주식자동매매 AI 프로그램 초기 모델

2026-02-04 23:29:06 +09:00
parent 41df1a38d3
commit 7d5f62f844
20 changed files with 2987 additions and 0 deletions
--- a/modules/analysis/deep_learning.py
+++ b/modules/analysis/deep_learning.py
@@ -0,0 +1,206 @@
+import torch
+import torch.nn as nn
+import numpy as np
+from sklearn.preprocessing import MinMaxScaler
+
+class Attention(nn.Module):
+    """Attention Mechanism for LSTM"""
+    def __init__(self, hidden_size):
+        super(Attention, self).__init__()

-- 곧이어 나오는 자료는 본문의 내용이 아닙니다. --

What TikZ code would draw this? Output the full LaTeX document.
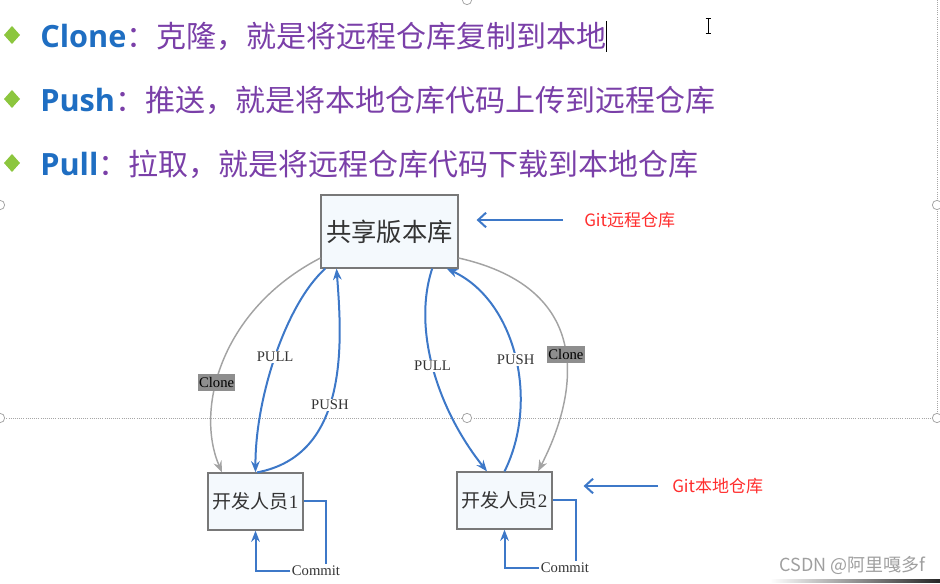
\documentclass[tikz,border=0pt]{standalone}
\usepackage{fontspec}
\setmainfont{Liberation Serif}
\newfontfamily\cjk{Noto Sans CJK SC}
\newfontfamily\headfont{Open Sans}
\usetikzlibrary{arrows.meta}

\definecolor{headblue}{HTML}{1F6EC2}
\definecolor{headpurple}{HTML}{7A3FA8}
\definecolor{bulletgreen}{HTML}{8CC63E}
\definecolor{linkblue}{HTML}{3D78C8}
\definecolor{linkgray}{HTML}{A3A3A3}
\definecolor{notered}{HTML}{FF2D2D}
\definecolor{boxfill}{HTML}{F4F9FD}
\definecolor{boxgray}{HTML}{787878}
\definecolor{tagfill}{HTML}{8E8E8E}
\definecolor{textdark}{HTML}{333333}

\newcommand{\gitword}[1]{{\fontsize{23}{27}\selectfont\headfont\bfseries\color{headblue}#1}}

\begin{document}
\begin{tikzpicture}[
        x=0.75pt, y=-0.75pt,
        headline/.style={anchor=west, inner sep=0pt, text=headpurple,
            font=\fontsize{22.5}{27}\selectfont\cjk},
        repobox/.style={draw=boxgray, fill=boxfill, line width=0.9pt, inner sep=0pt,
            minimum width=102.75pt, minimum height=54.75pt, text=textdark,
            font=\fontsize{19}{21}\selectfont\cjk},
        devbox/.style={repobox, minimum width=71.25pt, minimum height=42.75pt,
            font=\fontsize{14.25}{16}\selectfont\cjk},
        pushpull/.style={draw=linkblue, line width=1.5pt,
            -{Stealth[length=8.5pt,width=6.5pt]}},
        clonelink/.style={draw=linkgray, line width=1.1pt,
            -{Stealth[length=8.5pt,width=6.5pt]}},
        commitline/.style={draw=linkblue, line width=1.5pt},
        noteline/.style={draw=linkblue, line width=1.5pt,
            -{Straight Barb[length=6pt,width=11pt]}},
        linklabel/.style={fill=white, inner sep=1pt, text=textdark,
            font=\fontsize{11}{12}\selectfont},
        clonetag/.style={fill=tagfill, inner xsep=1pt, inner ysep=2.5pt, text=black,
            font=\fontsize{11}{12}\selectfont},
        commitlabel/.style={inner sep=1pt, text=textdark,
            font=\fontsize{11}{12}\selectfont},
        gitnote/.style={anchor=west, inner sep=0pt, text=notered,
            font=\fontsize{12.75}{14}\selectfont\cjk},
        selframe/.style={draw=gray!70, densely dotted, line width=0.6pt},
        handle/.style={draw=gray!70, fill=white, line width=0.6pt},
    ]
  \useasboundingbox (0,0) rectangle (940,584);

  % slide selection frame
  \draw[selframe] (0,418) -- (937,418) -- (937,0);
  \foreach \p in {(0,205),(0,418),(467,418),(937,205),(937,418),(467,0)}
    \draw[handle] \p circle[radius=3.5pt];

  % bullet lines
  \foreach \y in {35,99,163}
    \fill[bulletgreen] (12,\y-9) -- (20,\y) -- (12,\y+9) -- (4,\y) -- cycle;
  \node[headline] (clone) at (40,36) {\gitword{Clone}：克隆，就是将远程仓库复制到本地};
  \node[headline] (push) at (40,100) {\gitword{Push}：推送，就是将本地仓库代码上传到远程仓库};
  \node[headline] (pull) at (40,164) {\gitword{Pull}：拉取，就是将远程仓库代码下载到本地仓库};
  \draw[line width=0.6pt] (606,21) -- (606,52);
  \draw[line width=0.6pt] (708,18) -- (708,33) (705.5,18) -- (710.5,18) (705.5,33) -- (710.5,33);

  % repositories
  \node[repobox] (repo) at (389.5,231.5) {共享版本库};
  \node[devbox] (dev1) at (255.5,501.5) {开发人员{\rmfamily 1}};
  \node[devbox] (dev2) at (504.5,500.5) {开发人员{\rmfamily 2}};

  % clone / pull / push
  \draw[clonelink] (repo.201) .. controls (220,310) and (195,410) .. (dev1.139)
    node[clonetag, pos=0.59] {Clone};
  \draw[pushpull] (repo.210) .. controls (285,305) and (255,400) .. (dev1.north)
    node[linklabel, pos=0.5] {PULL};
  \draw[pushpull] (dev1.87) .. controls (350,455) and (342,340) .. (repo.215)
    node[linklabel, pos=0.44] {PUSH};
  \draw[pushpull] (repo.319) .. controls (412,330) and (438,410) .. (dev2.121)
    node[linklabel, pos=0.48] {PULL};
  \draw[pushpull] (dev2.north) .. controls (540,400) and (515,300) .. (repo.327)
    node[linklabel, pos=0.48] {PUSH};
  \draw[clonelink] (repo.339) .. controls (600,290) and (575,400) .. (dev2.41)
    node[clonetag, pos=0.52] {Clone};

  % commit loops
  \node[commitlabel] (commit1) at (316,571) {Commit};
  \draw[commitline] (dev1.east) -| ([xshift=7.5pt]commit1.north);
  \draw[commitline, -{Stealth[length=8.5pt,width=6.5pt]}] (commit1.west) -| (dev1.south);
  \node[commitlabel] (commit2) at (565,568) {Commit};
  \draw[commitline] (dev2.east) -| ([xshift=8.25pt]commit2.north);
  \draw[commitline, -{Stealth[length=8.5pt,width=6.5pt]}] (commit2.west) -| (dev2.south);

  % notes
  \node[gitnote] (remote) at (584,220) {Git远程仓库};
  \draw[noteline, shorten <=15.75pt, shorten >=13.5pt] (remote.west) -- (remote.west -| repo.east);
  \node[gitnote] (local) at (672,486) {Git本地仓库};
  \draw[noteline, shorten <=10.5pt, shorten >=23.25pt] (local.west) -- (local.west -| dev2.east);

  % watermark
  \node[anchor=east, inner sep=0pt, text=gray!75, font=\fontsize{13.5}{15}\selectfont\cjk]
    (mark) at (926,565) {CSDN @阿里嘎多f};
  \shade[left color=white, right color=black!85] (770,580) rectangle (940,583);
\end{tikzpicture}
\end{document}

+        self.hidden_size = hidden_size
+        self.attn = nn.Linear(hidden_size, 1)
+        
+    def forward(self, lstm_output):
+        # lstm_output: [batch_size, seq_len, hidden_size]
+        # attn_weights: [batch_size, seq_len, 1]

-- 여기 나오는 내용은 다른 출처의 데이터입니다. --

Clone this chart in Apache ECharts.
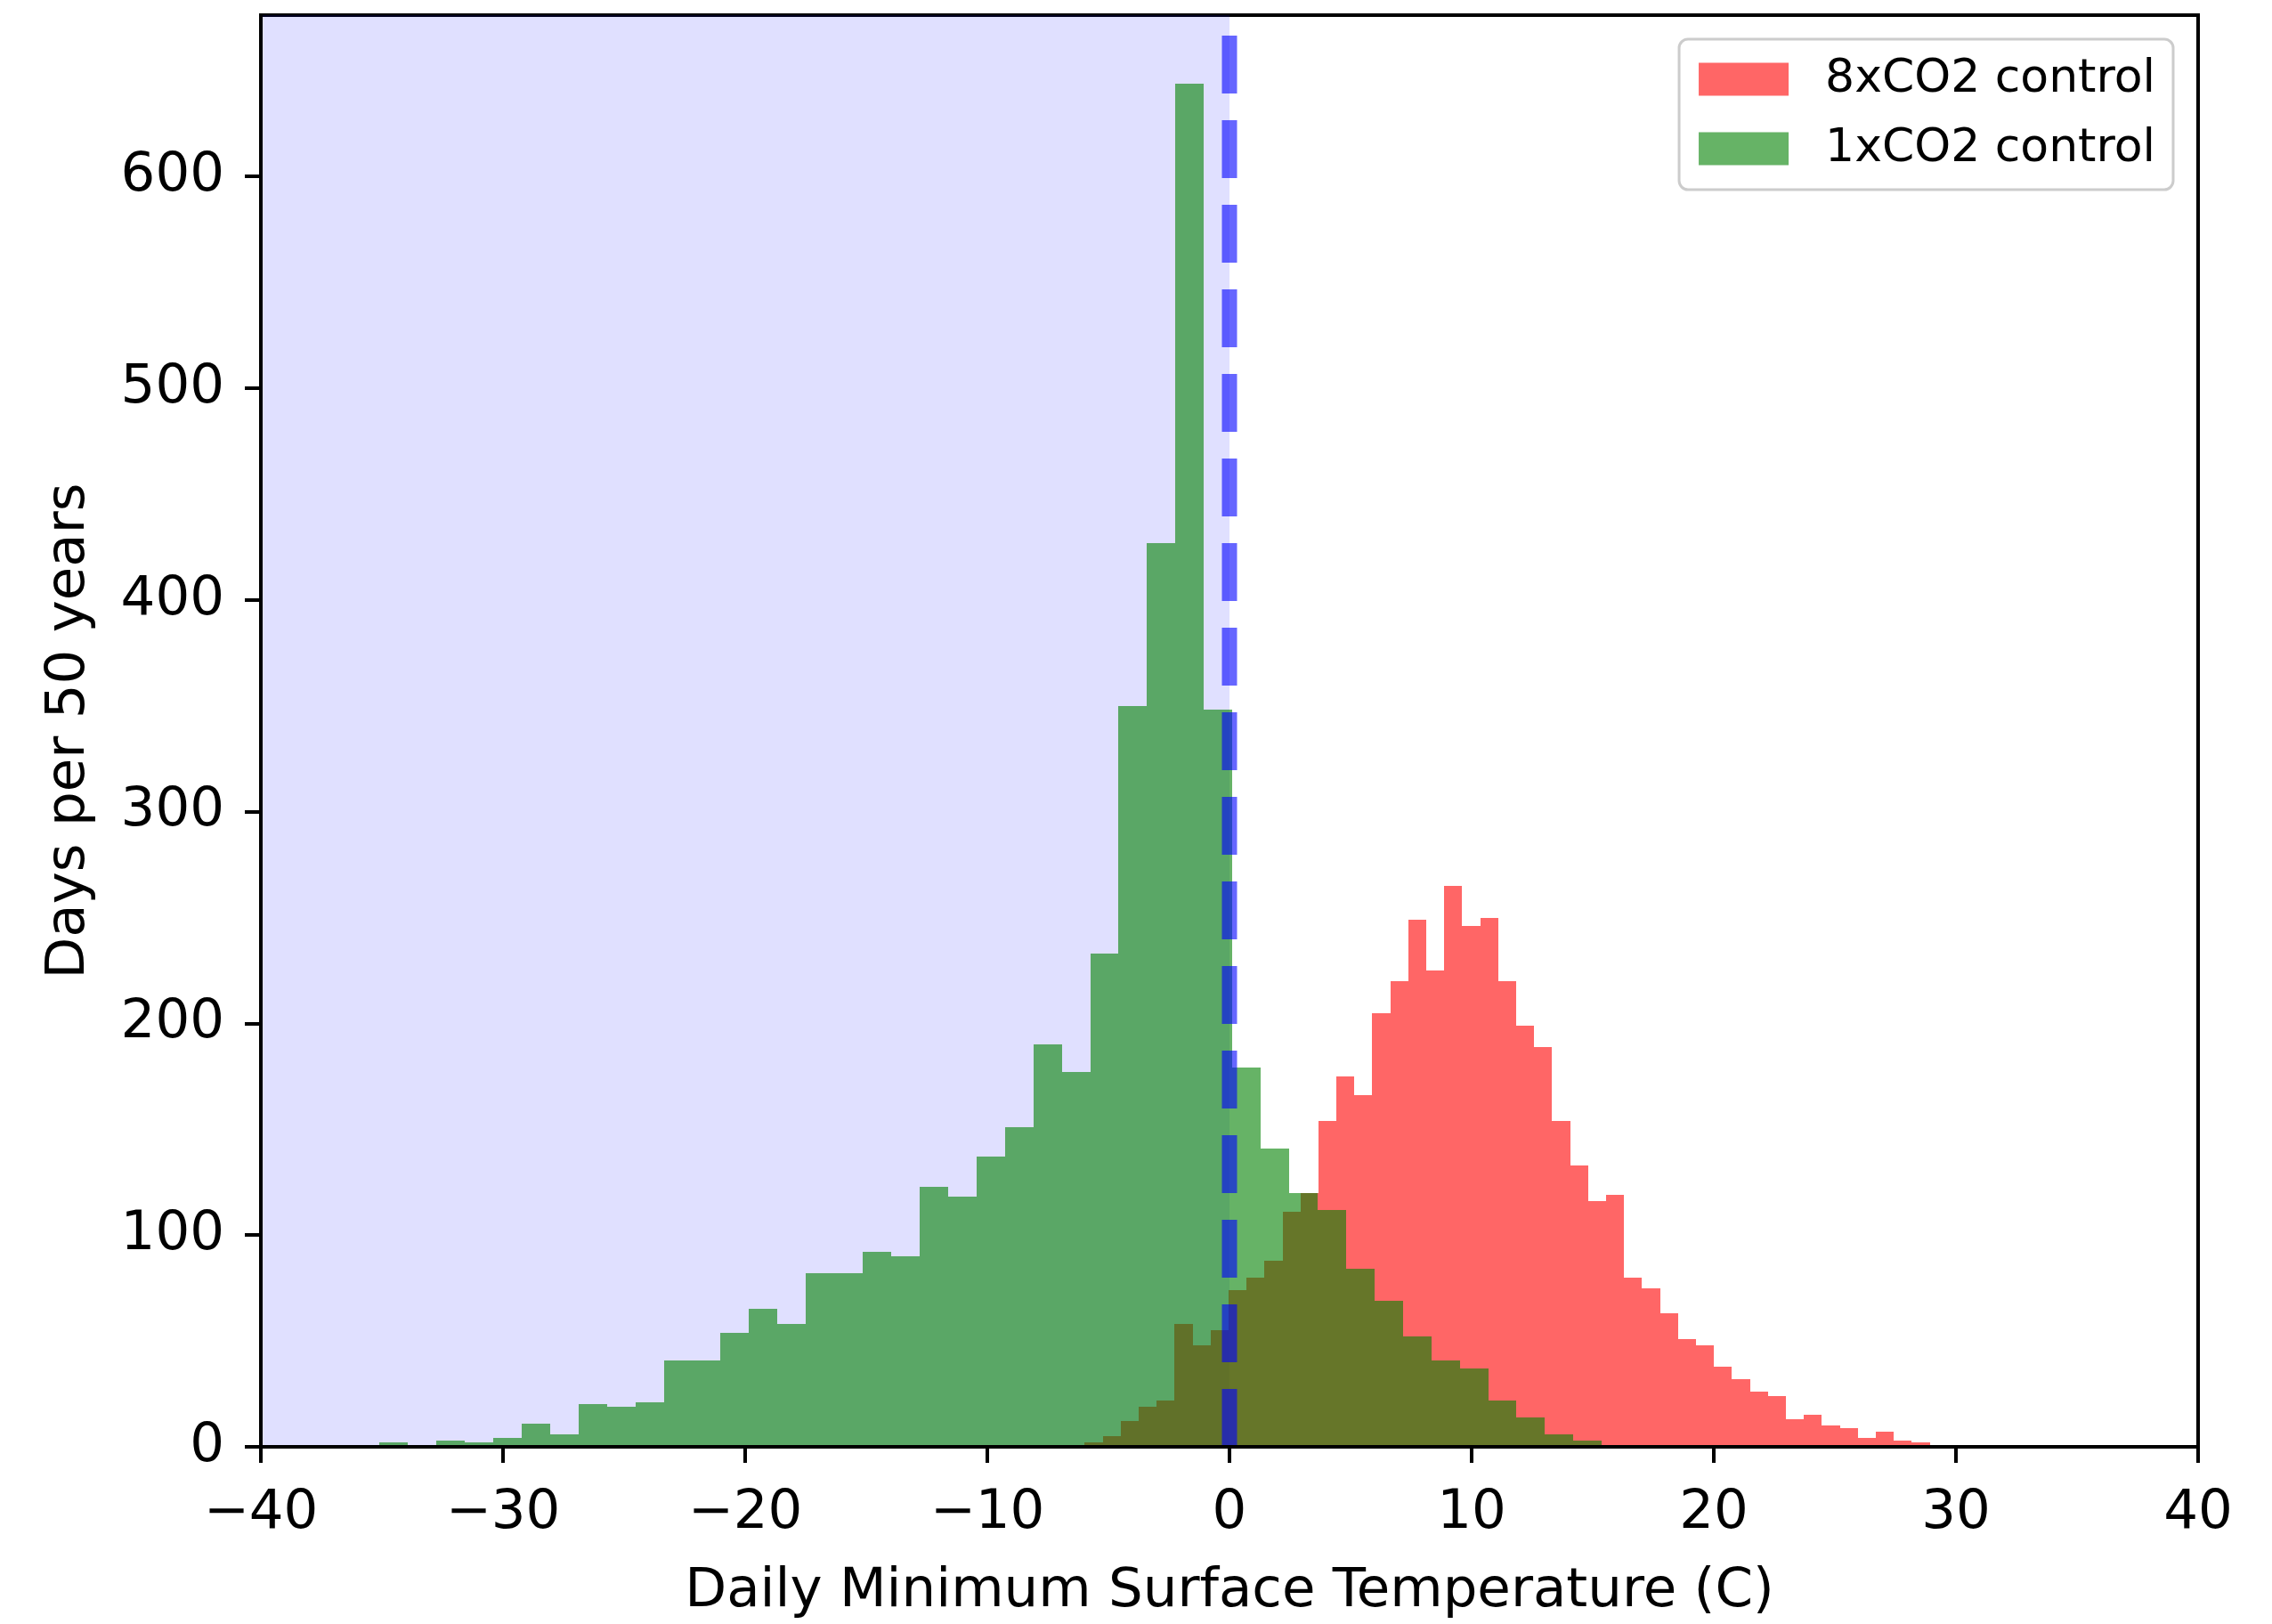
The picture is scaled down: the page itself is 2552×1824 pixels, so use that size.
<!DOCTYPE html>
<html>
<head>
<meta charset="utf-8">
<script src="https://cdn.jsdelivr.net/npm/echarts@6/dist/echarts.min.js"></script>
<style>
html,body{margin:0;padding:0;background:#ffffff;}
#chart{width:2552px;height:1824px;}
</style>
</head>
<body>
<div id="chart"></div>
<script>
// ---- Data ----
// 1xCO2 control histogram: first bin edge, bin width (deg C), counts per bin
const greenStart = -35.1;
const greenWidth = 1.1739;
const greenCounts = [2, 1, 3, 2, 4, 11, 6, 20, 19, 21,
                     41, 41, 54, 65, 58, 82, 82, 92, 90, 123,
                     118, 137, 151, 190, 177, 233, 350, 427, 644, 348,
                     179, 141, 120, 112, 84, 69, 52, 41, 37, 22,
                     14, 6, 3, 1];
// 8xCO2 control histogram
const redStart = -5.98;
const redWidth = 0.7425;
const redCounts = [2, 5, 12, 19, 22, 58, 48, 55, 74, 80,
                   88, 111, 120, 154, 175, 166, 205, 220, 249, 225,
                   265, 246, 250, 220, 199, 189, 154, 133, 116, 119,
                   80, 75, 63, 51, 48, 38, 32, 26, 24, 13,
                   15, 10, 9, 4, 7, 3, 2];
const xTicks = [-40, -30, -20, -10, 0, 10, 20, 30, 40];
const yTicks = [0, 100, 200, 300, 400, 500, 600];
const xMin = -40, xMax = 40;
const yMax = 676.2;
const freezeSpan = [-40, 0];   // shaded region (below freezing)
const thresholdX = 0;          // dashed line position
const seriesNames = ['8xCO2 control', '1xCO2 control'];

function toBins(start, width, counts) {
  return counts.map((c, i) => [start + i * width, start + (i + 1) * width, c]);
}

function renderRect(params, api) {
  const top = api.coord([api.value(0), api.value(2)]);
  const bot = api.coord([api.value(1), 0]);
  const x0 = Math.round(top[0]), x1 = Math.round(bot[0]);
  const y0 = Math.round(top[1]), y1 = Math.round(bot[1]);
  return {
    type: 'rect',
    shape: { x: x0, y: y0, width: x1 - x0, height: y1 - y0 },
    style: { fill: api.visual('color') }
  };
}

const FONT = 'DejaVu Sans';
const chart = echarts.init(document.getElementById('chart'), null, { renderer: 'canvas' });

const option = {
  backgroundColor: '#ffffff',
  animation: false,
  grid: {
    left: 293, right: 83, top: 17, bottom: 189,
    show: true, borderColor: '#000000', borderWidth: 4, backgroundColor: 'transparent'
  },
  legend: {
    orient: 'vertical',
    right: 111, top: 44,
    data: seriesNames,
    icon: 'rect',
    itemWidth: 101, itemHeight: 37, itemGap: 18,
    padding: [15, 20, 16, 22],
    backgroundColor: 'rgba(255,255,255,0.8)',
    borderColor: '#cccccc', borderWidth: 3, borderRadius: 10,
    textStyle: { fontSize: 52, color: '#000000', fontFamily: FONT, lineHeight: 60, padding: [0, 0, 0, 36] }
  },
  xAxis: {
    type: 'value', min: xMin, max: xMax, interval: 10, z: 10,
    name: 'Daily Minimum Surface Temperature (C)',
    nameLocation: 'middle', nameGap: 133,
    nameTextStyle: { fontSize: 61, color: '#000000', fontFamily: FONT },
    axisLine: { show: true, onZero: false, lineStyle: { color: '#000000', width: 4 } },
    axisTick: { show: true, length: 18, lineStyle: { color: '#000000', width: 4 }, customValues: xTicks },
    axisLabel: {
      fontSize: 61, color: '#000000', fontFamily: FONT, margin: 45,
      customValues: xTicks,
      formatter: v => (v < 0 ? '\u2212' + Math.abs(v) : String(v))
    },
    splitLine: { show: false }
  },
  yAxis: {
    type: 'value', min: 0, max: yMax, interval: 100, z: 10,
    name: 'Days per 50 years',
    nameLocation: 'middle', nameGap: 184, nameRotate: 90,
    nameTextStyle: { fontSize: 61, color: '#000000', fontFamily: FONT },
    axisLine: { show: true, onZero: false, lineStyle: { color: '#000000', width: 4 } },
    axisTick: { show: true, length: 18, lineStyle: { color: '#000000', width: 4 }, customValues: yTicks },
    axisLabel: {
      fontSize: 61, color: '#000000', fontFamily: FONT, margin: 41,
      customValues: yTicks,
      formatter: v => (yTicks.indexOf(v) >= 0 ? String(v) : '')
    },
    splitLine: { show: false }
  },
  series: [
    {
      name: 'below freezing',
      type: 'custom', z: 1, silent: true,
      itemStyle: { color: 'rgba(0,0,255,0.12)' },
      renderItem: renderRect,
      encode: { x: [0, 1], y: 2 },
      data: [[freezeSpan[0], freezeSpan[1], yMax]]
    },
    {
      name: seriesNames[0],
      type: 'custom', z: 2, silent: true,
      itemStyle: { color: 'rgba(255,0,0,0.6)' },
      renderItem: renderRect,
      encode: { x: [0, 1], y: 2 },
      data: toBins(redStart, redWidth, redCounts)
    },
    {
      name: seriesNames[1],
      type: 'custom', z: 3, silent: true,
      itemStyle: { color: 'rgba(0,128,0,0.6)' },
      renderItem: renderRect,
      encode: { x: [0, 1], y: 2 },
      data: toBins(greenStart, greenWidth, greenCounts)
    },
    {
      name: 'threshold',
      type: 'line', z: 5, silent: true,
      showSymbol: false, symbol: 'none',
      lineStyle: { color: 'rgba(0,0,255,0.6)', width: 17, type: [65, 30], cap: 'butt' },
      data: [[thresholdX, 0], [thresholdX, yMax]]
    }
  ]
};
chart.setOption(option);
</script>
</body>
</html>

+        attn_weights = torch.softmax(self.attn(lstm_output), dim=1)
+        # context: [batch_size, hidden_size]
+        context = torch.sum(attn_weights * lstm_output, dim=1)
+        return context, attn_weights
+
+class AdvancedLSTM(nn.Module):
+    """
+    [RTX 5070 Ti Optimized] High-Capacity LSTM with Attention
+    - Hidden Size: 512 (Rich Feature Extraction)
+    - Layers: 4 (Deep Reasoning)
+    - Attention: Focus on critical time steps
+    """
+    def __init__(self, input_size=1, hidden_size=512, num_layers=4, output_size=1, dropout=0.3):
+        super(AdvancedLSTM, self).__init__()
+        self.hidden_size = hidden_size
+        self.num_layers = num_layers
+        
+        self.lstm = nn.LSTM(input_size, hidden_size, num_layers, 
+                           batch_first=True, dropout=dropout)
+        
+        self.attention = Attention(hidden_size)
+        
+        self.fc = nn.Sequential(
+            nn.Linear(hidden_size, hidden_size // 2),
+            nn.ReLU(),
+            nn.Dropout(dropout),
+            nn.Linear(hidden_size // 2, hidden_size // 4),
+            nn.ReLU(),
+            nn.Linear(hidden_size // 4, output_size)
+        )
+
+    def forward(self, x):
+        # x: [batch, seq, feature]
+        h0 = torch.zeros(self.num_layers, x.size(0), self.hidden_size).to(x.device)
+        c0 = torch.zeros(self.num_layers, x.size(0), self.hidden_size).to(x.device)
+        
+        # LSTM Output
+        lstm_out, _ = self.lstm(x, (h0, c0)) # [batch, seq, hidden]
+        
+        # Attention Mechanism
+        context, _ = self.attention(lstm_out) # [batch, hidden]
+        
+        # Final Prediction
+        out = self.fc(context)
+        return out
+
+class PricePredictor:
+    """
+    주가 예측을 위한 고성능 Deep Learning 모델 (RTX 5070 Ti Edition)
+    """
+    def __init__(self):
+        self.scaler = MinMaxScaler(feature_range=(0, 1))
+        
+        # [Hardware Spec] RTX 5070 Ti (16GB VRAM) 맞춤 설정
+        self.hidden_size = 512
+        self.num_layers = 4
+        
+        self.model = AdvancedLSTM(input_size=1, hidden_size=self.hidden_size, 
+                                num_layers=self.num_layers, dropout=0.3)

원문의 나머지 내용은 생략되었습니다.